Thanks in advance for your help.

David Beauchemin · Answer 1 · Wed May 11 2022 03:58:48 GMT+0800 (China Standard Time)

Is it possible for you to share your dataset with me (in private) to ease the debugging?

José Jiménez · Answer 2 · Wed May 11 2022 04:14:31 GMT+0800 (China Standard Time)

Hello Dave and thank you for replying so promptly.

I'm going to ask my boss, but chances are that I won't be allowed to, as the information is (even in sample form with limited attributes) confidential. Is there anything else I could do to help? Anything I could check, or something?

David Beauchemin · Answer 3 · Wed May 11 2022 04:20:53 GMT+0800 (China Standard Time)

No worries. I have pushed code on a branch to try to debug it.

Install the following version of the project using this pip install -U git+https://github.com/GRAAL-Research/deepparse.git@bug_fix_data_tags_len. You can later return to the stable version with pip install -U deepparse.

Then try running this:

dataset = CSVDatasetContainer(training_dataset_name + "." + file_extension, column_names=['Address', 'Tags'], separator=',')

I have pushed a new method that is invoked when the error occurs to print the cases where there is a difference between len. I have not tested it, however. Tell me if it shows proper details.

Then send a print screen of the output (if it work properly).

Edits:
*I have simplified the code for you.
*Text improvement.

José Jiménez · Answer 4 · Wed May 11 2022 04:26:05 GMT+0800 (China Standard Time)

I installed the fix and ran the code. Now there's a unicode error.

"UnicodeDecodeError: 'utf-8' codec can't decode byte 0x80 in position 0: invalid start byte"

I also ran the code after installing -U deepparse again and got the same error.

In pandas I would change the encoding with the encoding argument, how would I fix this with CSVDatasetContainer?

*Edit: Would I just have to create a different file?

David Beauchemin · Answer 5 · Wed May 11 2022 04:28:59 GMT+0800 (China Standard Time)

Uhm, which language is the addresses? It is possible your CSV is not in UTF-8. Try recreating it but specify UTF-8 encoding. It is possible that there are special characters that look like whitespace but are not.

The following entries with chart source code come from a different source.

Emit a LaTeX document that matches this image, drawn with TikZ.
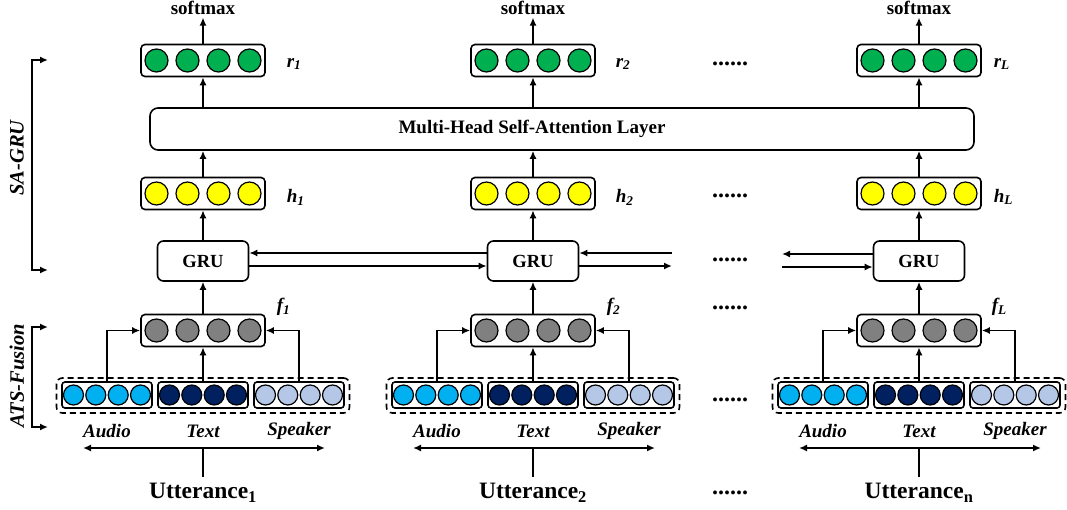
\documentclass[tikz,border=0pt]{standalone}
\usepackage{fontspec}
\setmainfont{Liberation Serif}
\usetikzlibrary{arrows.meta}
\definecolor{cgreen}{HTML}{00B050}
\definecolor{cyellow}{HTML}{FFFF00}
\definecolor{cgray}{HTML}{808080}
\definecolor{caudio}{HTML}{00B0F0}
\definecolor{ctext}{HTML}{002060}
\definecolor{cspk}{HTML}{B4C7E7}
\begin{document}
\begin{tikzpicture}[x=1pt,y=-1pt,line width=1.6pt,>={Latex[length=8pt,width=7pt]},
  vecbox/.style={draw,rounded corners=4pt,minimum width=124pt,minimum height=32pt,inner sep=0pt},
  grubox/.style={draw,rounded corners=6pt,minimum width=91pt,minimum height=40pt,font=\fontsize{18.5}{20}\selectfont\bfseries},
  inbox/.style={draw,rounded corners=3pt,minimum width=90pt,minimum height=26pt,inner sep=0pt},
  dashbox/.style={draw,dash pattern=on 6pt off 4pt,rounded corners=6pt,minimum width=293pt,minimum height=35pt,inner sep=0pt},
  bigc/.style={draw,circle,minimum size=23pt,inner sep=0pt,line width=1.2pt},
  smallc/.style={draw,circle,minimum size=20pt,inner sep=0pt,line width=1.2pt},
  lbl/.style={font=\fontsize{19}{22}\selectfont\bfseries\itshape,inner sep=1pt},
  sidelbl/.style={font=\fontsize{20.5}{22}\selectfont\bfseries\itshape,inner sep=1pt},
  bold/.style={font=\fontsize{19}{22}\selectfont\bfseries,inner sep=2pt},
  dotsty/.style={font=\fontsize{24}{24}\selectfont\bfseries,inner sep=0pt},
  uttsty/.style={font=\fontsize{23.5}{26}\selectfont\bfseries,inner sep=2pt}]
\useasboundingbox (0,0) rectangle (1067,510);

% attention layer
\node[draw,rounded corners=8pt,minimum width=824pt,minimum height=42pt,inner sep=0pt] (att) at (562,129) {};
\node[bold] (atttxt) at (532,129) {Multi-Head Self-Attention Layer};

\foreach \c/\i/\s/\u/\ro/\fo in {203/1/1/1/82/72, 533/2/2/2/81/72, 919/3/L/n/73/71}{
  % r row
  \node[vecbox] (r\i) at (\c,60.5) {};
  \foreach \k/\dx in {1/-46.5,2/-15.5,3/15.5,4/46.5}
    \node[bigc,fill=cgreen] (r\i c\k) at ({\c+(\dx)},60.5) {};
  \node[lbl,anchor=west] (rl\i) at ({\c+\ro},64) {r\textsubscript{\s}};
  \node[bold] (sm\i) at (\c,8) {softmax};
  \draw[->] (r\i.north) -- (sm\i.south);
  \draw[->] (att.north -| r\i) -- (r\i.south);
  % h row
  \node[vecbox] (h\i) at (\c,193.5) {};
  \foreach \k/\dx in {1/-46.5,2/-15.5,3/15.5,4/46.5}
    \node[bigc,fill=cyellow] (h\i c\k) at ({\c+(\dx)},193.5) {};
  \node[lbl,anchor=west] (hl\i) at ({\c+\ro},197) {h\textsubscript{\s}};
  \draw[->] (h\i.north) -- (att.south -| h\i);
  % GRU
  \node[grubox] (g\i) at (\c,261) {GRU};
  \draw[->] (g\i) -- (h\i);
  % f row
  \node[vecbox] (f\i) at (\c,330.5) {};
  \foreach \k/\dx in {1/-46.5,2/-15.5,3/15.5,4/46.5}
    \node[bigc,fill=cgray] (f\i c\k) at ({\c+(\dx)},330.5) {};
  \node[lbl,anchor=west] (fl\i) at ({\c+\fo},307) {f\textsubscript{\s}};
  \draw[->] (f\i) -- (g\i);
  % inputs
  \node[dashbox] (d\i) at (\c,395.5) {};
  \node[inbox] (a\i) at ({\c-96},395) {};
  \node[inbox] (t\i) at (\c,395) {};
  \node[inbox] (s\i) at ({\c+96},395) {};
  \foreach \k/\dx in {1/-33.5,2/-11.2,3/11.2,4/33.5}{
    \node[smallc,fill=caudio] (a\i c\k) at ({\c-96+(\dx)},395) {};
    \node[smallc,fill=ctext] (t\i c\k) at ({\c+(\dx)},395) {};
    \node[smallc,fill=cspk] (s\i c\k) at ({\c+96+(\dx)},395) {};
  }
  \draw[->] (t\i) -- (f\i);
  \draw[->] (a\i.north) |- (f\i.west);
  \draw[->] (s\i.north) |- (f\i.east);
  \node[lbl] (al\i) at ({\c-96},431) {Audio};
  \node[lbl] (tl\i) at (\c,431) {Text};
  \node[lbl] (spl\i) at ({\c+96},431) {Speaker};
  % utterance
  \coordinate (ul\i) at ({\c-120},448);
  \coordinate (ur\i) at ({\c+122},448);
  \coordinate (um\i) at (\c,448);
  \draw[<->] (ul\i) -- (ur\i);
  \node[uttsty] (u\i) at (\c,493) {Utterance\textsubscript{\u}};
  \draw (um\i) -- ([yshift=4pt]u\i.north);
}

% GRU recurrences
\draw[->] ([yshift=8pt]g2.west) -- ([yshift=8pt]g1.east);
\draw[->] ([yshift=-5pt]g1.east) -- ([yshift=-5pt]g2.west);
\coordinate (e2a) at (672,253);
\coordinate (e2b) at (672,266);
\draw[->] (e2a) -- ([yshift=8pt]g2.east);
\draw[->] ([yshift=-5pt]g2.east) -- (e2b);
\coordinate (e3a) at (782,254);
\coordinate (e3b) at (782,267);
\draw[->] ([yshift=7pt]g3.west) -- (e3a);
\draw[->] (e3b) -- ([yshift=-6pt]g3.west);

% dots
\node[dotsty] (dt1) at (730,64) {......};
\node[dotsty] (dt2) at (730,196) {......};
\node[dotsty] (dt3) at (730,260) {......};
\node[dotsty] (dt4) at (730,308) {......};
\node[dotsty] (dt5) at (730,400) {......};
\node[dotsty] (dt6) at (730,493) {......};

% side brackets
\coordinate (sa1) at (48,60);
\coordinate (sa2) at (32,60);
\coordinate (sa3) at (32,270);
\coordinate (sa4) at (48,270);
\draw[<->] (sa1) -- (sa2) -- (sa3) -- (sa4);
\coordinate (at1) at (48,327);
\coordinate (at2) at (32,327);
\coordinate (at3) at (32,427);
\coordinate (at4) at (48,427);
\draw[<->] (at1) -- (at2) -- (at3) -- (at4);
\node[sidelbl,rotate=90] (sagru) at (17,158) {SA-GRU};
\node[sidelbl,rotate=90] (atsf) at (17,376) {ATS-Fusion};
\end{tikzpicture}
\end{document}
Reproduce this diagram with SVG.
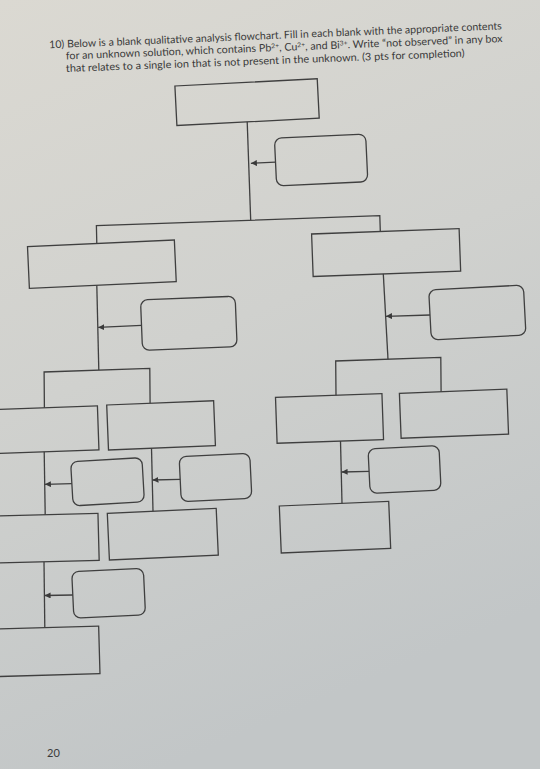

José Jiménez · Answer 6 · Wed May 11 2022 04:35:59 GMT+0800 (China Standard Time)

Wow, that makes sense!

The addresses are in Spanish, but part of the cleaning process involves programmatically replacing all latin characters with plain letters (as well as removing others that aren't a part of the language but have no business being in a standardized address), so I didn't think this would be an issue. I'll try recreating the file with the UTF-8 specification and let you know what happens as soon as I can.

José Jiménez · Answer 7 · Wed May 11 2022 05:21:11 GMT+0800 (China Standard Time)

Ok, I've re-saved the csv with utf-8 encoding specified, and ran the code once again. I'm back where I started, with the same DataError about the lengths of the Tag lists not matching the lengths of the addresses.

David Beauchemin · Answer 8 · Wed May 11 2022 06:55:08 GMT+0800 (China Standard Time)

k this would be an issue. I'll try recreating the file with the UTF-8 specification and let you know wh

Ok and does the bug_fix print something useful? (This version of deepparse pip install -U git+https://github.com/GRAAL-Research/deepparse.git@bug_fix_data_tags_len)

José Jiménez · Answer 9 · Thu May 12 2022 01:35:45 GMT+0800 (China Standard Time)

No, first it was the unicode error (which doesn't seem to be an issue now that I changed the file) and now I'm getting the same len error after reinstalling the bug fix version and trying it out again.

Would sharing the data help much more? They got back to me and I can send it to you privately.

David Beauchemin · Answer 10 · Thu May 12 2022 21:40:16 GMT+0800 (China Standard Time)

It would definitely be easier. david.beauchemin.5 at(@) ulaval.ca

David Beauchemin · Answer 11 · Fri May 13 2022 00:23:14 GMT+0800 (China Standard Time)

See #127 for details.
The problem where that the list of tags where not properly split. It is fixed in release 0.7.4.